Partial residual plots with multiply imputed data

In an earlier blog post I show how to plot the dependence of a response variable on covariate, both conditional on other covariates with a partial residual plot In this post I investigate how to do this when there are missing values using package mice.

This post will rely in Hanne Oberman’s vignette on ggmice, a plotting package for mice::mids objects.

Data and imputation

In this post we’ll use the boys dataset which is provided in the mice package. The mice package implements multiple imputation through chained equations¹.

library(mice)
library(ggplot2); theme_set(theme_bw())

df <- boys

nimps <- 5
imp <- mice(df, m = nimps, method = "pmm")

Partial residual plot with complete data

We’ll assume we’re interested in how weight (wgt) depends on height (hgt), corrected for all other variables. Both have missing values in the dataset.
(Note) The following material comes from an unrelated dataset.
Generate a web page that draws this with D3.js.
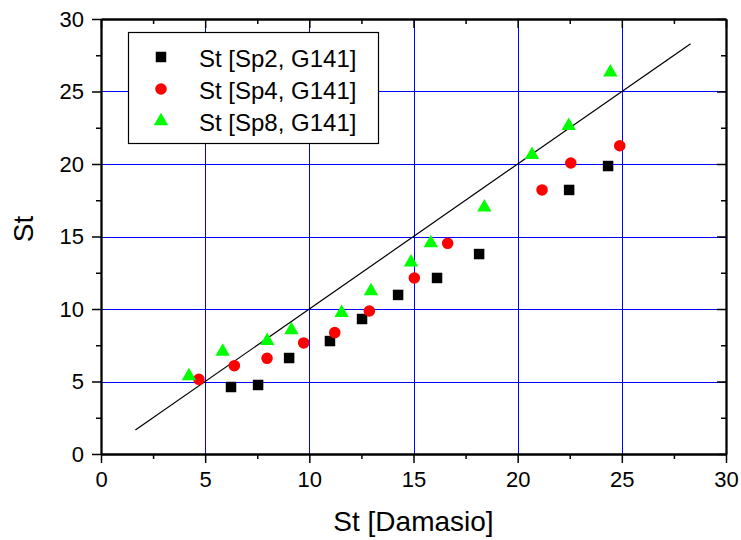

We can use one of the imputed datasets to show how partial residual plots are made with complete data. With complete data, partial residual plots can be created like so:

df1 <- complete(imp, 1)

get_partial_resid <- function(data) {
  fit <- lm(wgt~., data=data)
  yresid <- resid(fit)
  return(yresid + coef(fit)['hgt'] * data$hgt)
}

plotdata1 <- data.frame(hgt=df1$hgt, y=get_partial_resid(df1))

ggplot(plotdata1, aes(x=hgt, y=y)) + geom_point()
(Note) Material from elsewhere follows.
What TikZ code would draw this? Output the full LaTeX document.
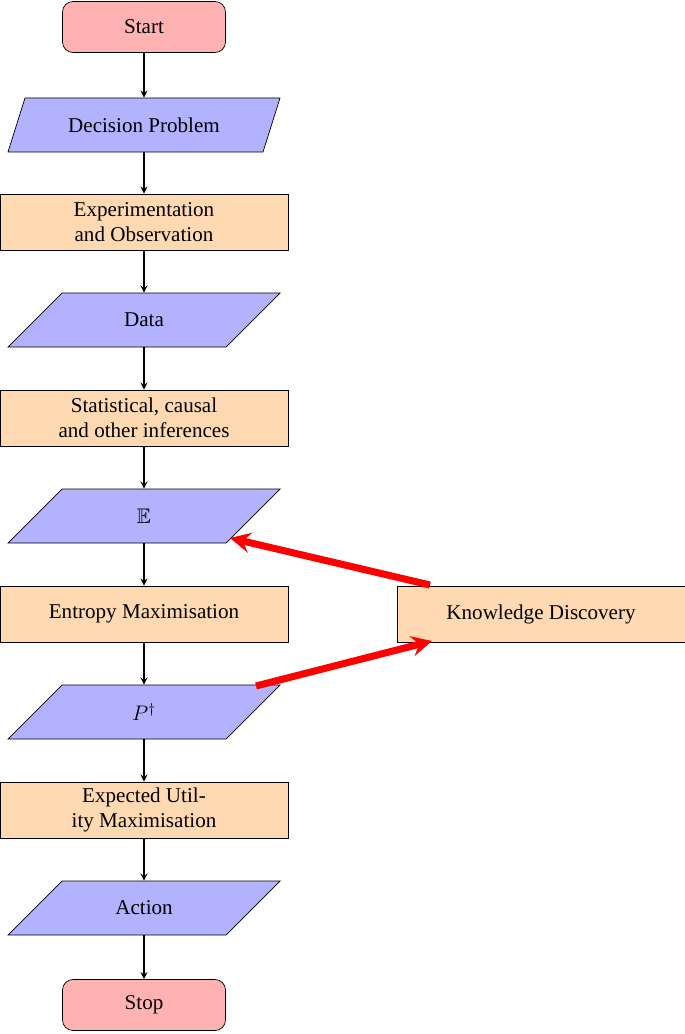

Figure 1: Partial residual plot on complete data

Note how this differs from the marginal association between hgt and wgt. The difference between the plots is explained by other covariates that are correlated both with hgt and wgt.
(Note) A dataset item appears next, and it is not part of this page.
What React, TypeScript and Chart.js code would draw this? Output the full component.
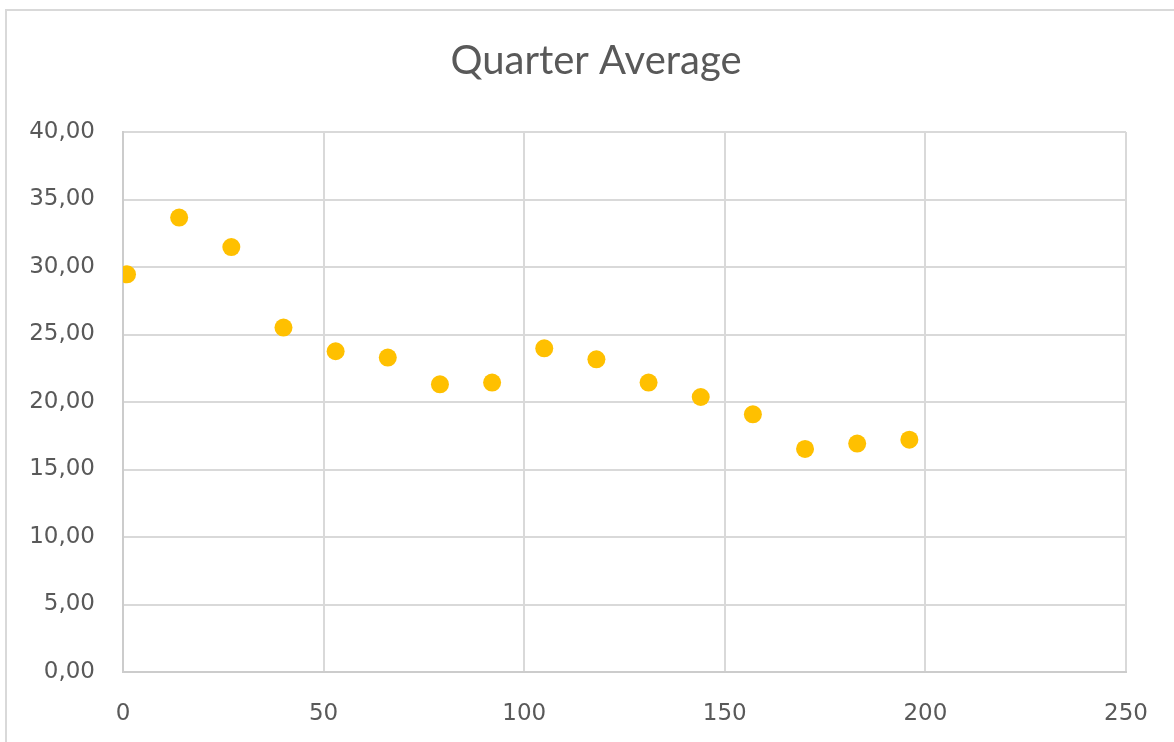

ggplot(df1, aes(x=hgt, y=wgt)) + geom_point()

Figure 2: marginal association between age and height

Putting them together

The issue with the partial residual plot Figure 1 is that the residuals depend on the imputed values for all variables. How to go about this? We can treat the residuals as we would ‘coefficients’ in imputation and use Rubin’s rules on them. Let’s see how to do this with mice.

impdfs <- complete(imp, "all")
impdfs <- lapply(impdfs, function(data) data.frame(data, partial_resid=get_partial_resid(data)))
impdfs <- lapply(1:nimps, function(i) data.frame(impdfs[[i]], impidx=i))
impdf_long <- do.call(rbind, impdfs)

Note that we cannot directly pool the residuals because they may be correlated with the imputed values for hgt. Pooling imputed values for hgt and the partial residual removes this correlation. Instead we could just plot all the values.

ggplot(impdf_long, aes(x=hgt, y=partial_resid)) + geom_point(aes(shape=factor(impidx)), alpha=0.5)

Figure 3: partial residual plot with imputed datasets

In the future I’d like to learn how to make good bivariate estimates of these points (e.g. fitting a bivariate normal distribution). This should for example also come up in calculating sensitivity and specificity on multiply imputed datasets, as these are clearly correlated. Fully bayesian imputation is another possibility obviously.

Footnotes

1. multiple imputation with chained equations sequentially imputes values for all variables with missing values by building prediction models for each variable based on other variables. This imputation is done multiple times with multiple random seeds and thus results in a number of different imputed datasets. A typical analysis workflow is to do these imputations and on each imputed dataset fit a model of interest. The coefficients of these models can then be pooled using Rubin’s rules.